The legions of passionate fans of Phillip Pullman’s His Dark Materials trilogy have long viewed New Line’s upcoming film adaptation with some trepidation. True, the casting seemed perfect, with Daniel Craig playing imperious Lord Asriel, and Nicole Kidman as the beautiful, villainous Mrs. Coulter. But was Chris Weitz really the right writer-director? Sure, About a Boy was great, but did that mean he was somehow qualified to tackle a sprawling, beloved fantasy epic?

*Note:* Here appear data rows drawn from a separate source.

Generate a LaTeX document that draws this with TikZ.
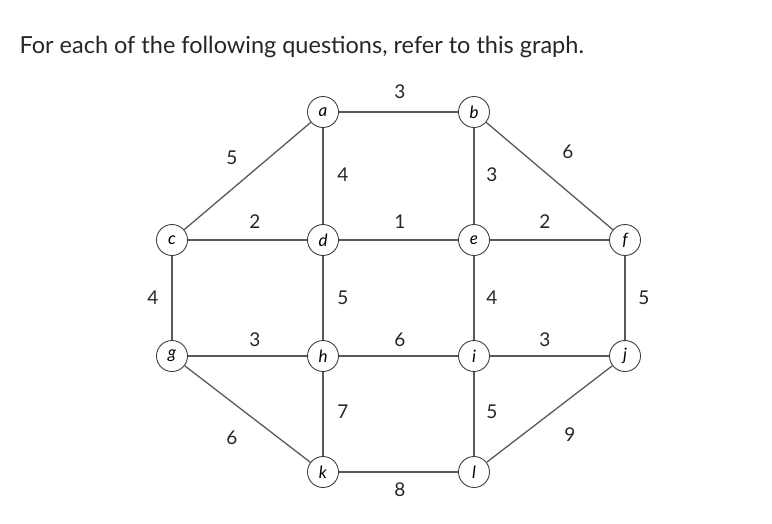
\documentclass[tikz,border=0pt]{standalone}
\usepackage{fontspec}
\setmainfont{Lato}
\begin{document}
\begin{tikzpicture}[x=1pt,y=-1pt,
  vert/.style={circle,draw=black!75,line width=0.9pt,fill=white,minimum size=31pt,inner sep=0pt,font=\fontsize{17}{17}\selectfont\itshape},
  edge/.style={draw=black!65,line width=1.3pt},
  wt/.style={font=\fontsize{19}{19}\selectfont,text=black!85}]
\useasboundingbox (0,0) rectangle (772,523);
\node[anchor=west,font=\fontsize{23.5}{23.5}\selectfont,text=black!85] (title) at (16,47) {For each of the following questions, refer to this graph.};
\node[vert] (a) at (323,112) {a};
\node[vert] (b) at (474,112) {b};
\node[vert] (c) at (172,240) {c};
\node[vert] (d) at (323,240) {d};
\node[vert] (e) at (474,240) {e};
\node[vert] (f) at (625,240) {f};
\node[vert] (g) at (172,356) {g};
\node[vert] (h) at (323,356) {h};
\node[vert] (i) at (474,356) {i};
\node[vert] (j) at (625,356) {j};
\node[vert] (k) at (323,472) {k};
\node[vert] (l) at (474,472) {l};
\foreach \u/\v in {a/b,a/c,a/d,b/e,b/f,c/d,d/e,e/f,c/g,d/h,e/i,f/j,g/h,h/i,i/j,g/k,h/k,i/l,j/l,k/l}
  \draw[edge] (\u) -- (\v);
\node[wt] (w1) at (400,92) {3};
\node[wt] (w2) at (232,158) {5};
\node[wt] (w3) at (343,175) {4};
\node[wt] (w4) at (492,175) {3};
\node[wt] (w5) at (568,152) {6};
\node[wt] (w6) at (255,222) {2};
\node[wt] (w7) at (400,222) {1};
\node[wt] (w8) at (545,222) {2};
\node[wt] (w9) at (153,298) {4};
\node[wt] (w10) at (343,298) {5};
\node[wt] (w11) at (492,298) {4};
\node[wt] (w12) at (644,298) {5};
\node[wt] (w13) at (255,340) {3};
\node[wt] (w14) at (400,340) {6};
\node[wt] (w15) at (545,340) {3};
\node[wt] (w16) at (232,438) {6};
\node[wt] (w17) at (343,412) {7};
\node[wt] (w18) at (492,412) {5};
\node[wt] (w19) at (570,435) {9};
\node[wt] (w20) at (400,490) {8};
\end{tikzpicture}
\end{document}
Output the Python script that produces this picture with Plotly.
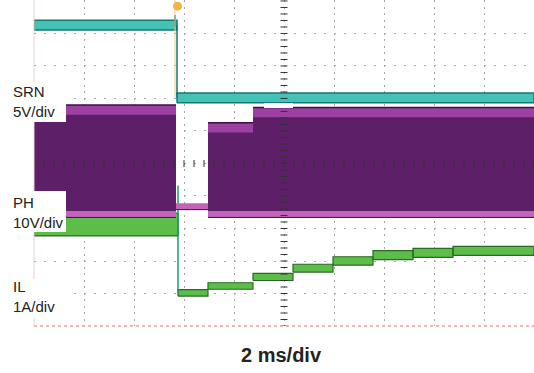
import plotly.graph_objects as go

# Horizontal: time in ms (2 ms/div, 10 div). Vertical: screen divisions (0..10).
srn_t = [0.0, 5.72, 20.0]
srn_lv = [9.26, 7.02]
srn_half = 0.15
srn_spike_t = [5.64, 5.64]
srn_spike_v = [9.20, 9.57]

ph_t = [0.0, 5.68, 6.96, 8.76, 20.0]
ph_top = [6.80, None, 6.25, 6.72]
ph_bot = [3.42, 3.66, 3.42, 3.42]

il_t = [0.0, 5.76, 6.96, 8.76, 10.36, 11.96, 13.56, 15.16, 16.76, 20.0]
il_lv = [3.12, 1.02, 1.23, 1.51, 1.78, 2.00, 2.18, 2.25, 2.31]
il_rip = [0.35, 0.10, 0.10, 0.11, 0.12, 0.13, 0.14, 0.14, 0.14]

trig_t = 5.70

TEAL, TEAL_DK = "#45c2b5", "#127a70"
PURPLE, PURPLE_TOP, PURPLE_PINK, PURPLE_DK = "#5e1f69", "#9c40a2", "#c463bb", "#3e0f47"
GREEN, GREEN_DK = "#5cbd48", "#2a6a26"


def rect_path(t0s, t1s, lows, highs):
    xs, ys = [], []
    for a, b, lo, hi in zip(t0s, t1s, lows, highs):
        xs += [a, b, b, a, a, None]
        ys += [lo, lo, hi, hi, lo, None]
    return xs, ys


def hline_path(t0s, t1s, levels):
    xs, ys = [], []
    for a, b, v in zip(t0s, t1s, levels):
        xs += [a, b, None]
        ys += [v, v, None]
    return xs, ys


fig = go.Figure()

# IL: inductor current band per step
x, y = rect_path(il_t[:-1], il_t[1:],
                 [v - r for v, r in zip(il_lv, il_rip)],
                 [v + r for v, r in zip(il_lv, il_rip)])
fig.add_trace(go.Scatter(x=x, y=y, mode="lines", fill="toself", fillcolor=GREEN,
                         line=dict(color=GREEN_DK, width=1.2), hoverinfo="skip"))
fig.add_trace(go.Scatter(x=[il_t[1], il_t[1]], y=[il_lv[0] + 1.2, il_lv[1]], mode="lines",
                         line=dict(color="#1f9a78", width=1.5), hoverinfo="skip"))

# PH: switching envelope
sw = [i for i, v in enumerate(ph_top) if v is not None]
sw_t0 = [ph_t[i] for i in sw]
sw_t1 = [ph_t[i + 1] for i in sw]
x, y = rect_path(sw_t0, sw_t1, [ph_bot[i] for i in sw], [ph_top[i] for i in sw])
fig.add_trace(go.Scatter(x=x, y=y, mode="lines", fill="toself", fillcolor=PURPLE,
                         line=dict(color=PURPLE, width=0), hoverinfo="skip"))
# lighter band at the top of the envelope
x, y = rect_path(sw_t0, sw_t1, [ph_top[i] - 0.30 for i in sw], [ph_top[i] for i in sw])
fig.add_trace(go.Scatter(x=x, y=y, mode="lines", fill="toself", fillcolor=PURPLE_TOP,
                         line=dict(color=PURPLE_TOP, width=0), hoverinfo="skip"))
x, y = hline_path(sw_t0, sw_t1, [ph_top[i] for i in sw])
fig.add_trace(go.Scatter(x=x, y=y, mode="lines", line=dict(color=PURPLE_DK, width=1.5),
                         hoverinfo="skip"))
# pink floor of the envelope and idle level
x, y = rect_path(ph_t[:-1], ph_t[1:], [v - 0.08 for v in ph_bot], [v + 0.12 for v in ph_bot])
fig.add_trace(go.Scatter(x=x, y=y, mode="lines", fill="toself", fillcolor=PURPLE_PINK,
                         line=dict(color=PURPLE_PINK, width=0), hoverinfo="skip"))
x, y = hline_path(ph_t[:-1], ph_t[1:], [v - 0.08 for v in ph_bot])
fig.add_trace(go.Scatter(x=x, y=y, mode="lines", line=dict(color=PURPLE_DK, width=1),
                         hoverinfo="skip"))

# SRN
x, y = rect_path(srn_t[:-1], srn_t[1:],
                 [v - srn_half for v in srn_lv], [v + srn_half for v in srn_lv])
fig.add_trace(go.Scatter(x=x, y=y, mode="lines", fill="toself", fillcolor=TEAL,
                         line=dict(color=TEAL_DK, width=1.5), hoverinfo="skip"))
fig.add_trace(go.Scatter(x=[srn_t[1], srn_t[1]], y=[srn_lv[0], srn_lv[1]], mode="lines",
                         line=dict(color=TEAL_DK, width=1.5), hoverinfo="skip"))
fig.add_trace(go.Scatter(x=srn_spike_t, y=srn_spike_v, mode="lines",
                         line=dict(color=TEAL_DK, width=1.5), hoverinfo="skip"))

# trigger position line and marker
fig.add_trace(go.Scatter(x=[trig_t - 0.06, trig_t - 0.06], y=[10.1, srn_lv[1]], mode="lines",
                         line=dict(color="#f5c88e", width=1), hoverinfo="skip"))
fig.add_trace(go.Scatter(x=[trig_t + 0.04], y=[9.84], mode="markers", cliponaxis=False,
                         marker=dict(color="#f3b445", size=9, line=dict(width=0)),
                         hoverinfo="skip"))

# centre crosshair sub-division ticks
fig.add_trace(go.Scatter(x=[10] * 51, y=[k * 0.2 for k in range(51)], mode="markers",
                         marker=dict(symbol="line-ew", size=5, line=dict(color="#333", width=1)),
                         hoverinfo="skip"))
fig.add_trace(go.Scatter(x=[k * 0.4 for k in range(51)], y=[5] * 51, mode="markers",
                         marker=dict(symbol="line-ns", size=5, line=dict(color="#333", width=1)),
                         hoverinfo="skip"))

W, H = 534, 373
L, B = 34, 47
PW, PH = W - L, H - B


def px(xp):
    return (xp - L) / PW


def py(yp):
    return (H - B - yp) / PH


shapes = []
# bottom and left frame of the graticule
shapes.append(dict(type="line", xref="paper", yref="paper", x0=0, x1=1, y0=0, y1=0,
                   line=dict(color="#e6a0a0", width=1.5, dash="3px,3px")))
shapes.append(dict(type="line", xref="paper", yref="paper", x0=0, x1=0, y0=0, y1=1,
                   line=dict(color="#f3cccc", width=1)))
# small white channel tag
shapes.append(dict(type="rect", xref="paper", yref="paper", x0=px(264), x1=px(293),
                   y0=py(108), y1=py(103), fillcolor="white", line=dict(width=0)))
# label boxes
for y0, y1 in [(82, 122), (191, 232), (279, 318)]:
    shapes.append(dict(type="rect", xref="paper", yref="paper", x0=px(0), x1=px(66),
                       y0=py(y1), y1=py(y0), fillcolor="white", line=dict(width=0)))

annotations = []
for text, yp in [("SRN<br>5V/div", 102), ("PH<br>10V/div", 212), ("IL<br>1A/div", 296)]:
    annotations.append(dict(text=text, xref="paper", yref="paper", x=px(11), y=py(yp),
                            xanchor="left", yanchor="middle", align="left", showarrow=False,
                            font=dict(family="Liberation Sans, Arial", size=15, color="#222")))
annotations.append(dict(text="<b>2 ms/div</b>", xref="paper", yref="paper", x=px(281), y=py(355),
                        xanchor="center", yanchor="middle", showarrow=False,
                        font=dict(family="Liberation Sans, Arial", size=20, color="#222")))

fig.update_layout(
    width=W, height=H, margin=dict(l=L, r=0, t=0, b=B),
    paper_bgcolor="white", plot_bgcolor="white", showlegend=False,
    shapes=shapes, annotations=annotations,
    xaxis=dict(range=[0, 20], dtick=2, tick0=0, showticklabels=False, ticks="",
               showgrid=True, gridcolor="#a8a8a8", gridwidth=1, griddash="2px,4.5px",
               zeroline=False, showline=False, fixedrange=True),
    yaxis=dict(range=[0, 10.03], dtick=1, tick0=0, showticklabels=False, ticks="",
               showgrid=True, gridcolor="#a8a8a8", gridwidth=1, griddash="2px,8px",
               zeroline=False, showline=False, fixedrange=True),
)

fig.write_html("out.html")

The teaser trailer for the first film in the series, The Golden Compass, assuages these worries a bit. The scenery is gorgeous, and the effects looks wondrous — especially that final shot of the trilogy’s heroine, Lyra, galloping across the tundra on the back of an armored polar bear. We were given pause by near-total lack of daemons, the personality-revealing animal companions who stick near every human in Pullman’s fantastical world, but there is a quick daemon shot near the end, and it seems likely that the digitally created daemons were mostly left out of this short teaser trailer to avoid overloading the audience with confusing information.
But, wow, New Line sure makes no bones about the marketing plan.
The trailer opens with a golden ring spinning slowly while words flash on the screen: “In 2001, New Line Cinema opened the door to Middle-earth.” As the ring morphs into an alethiometer, the magical device of the film’s title, we read, “This December, they take you on another epic journey.” So it’s Lord of the Rings IV, is it? We guess as a marketing technique we’ve seen worse, although we actually tend to prefer His Dark Materials to J.R.R. Tolkien’s trilogy. But it would’ve been nice if the trailer gave Lyra even a hint of personality — after all, it’s her fiery temperament and stubbornly wild behavior that make her such an engaging heroine, and amid all the magic and wonder and golden-hued shots of the worrisomely adorable (and improbably named) young actress who plays the character, Dakota Blue Richards, we fear Lyra’s wonderful ill temper may have been lost in translation.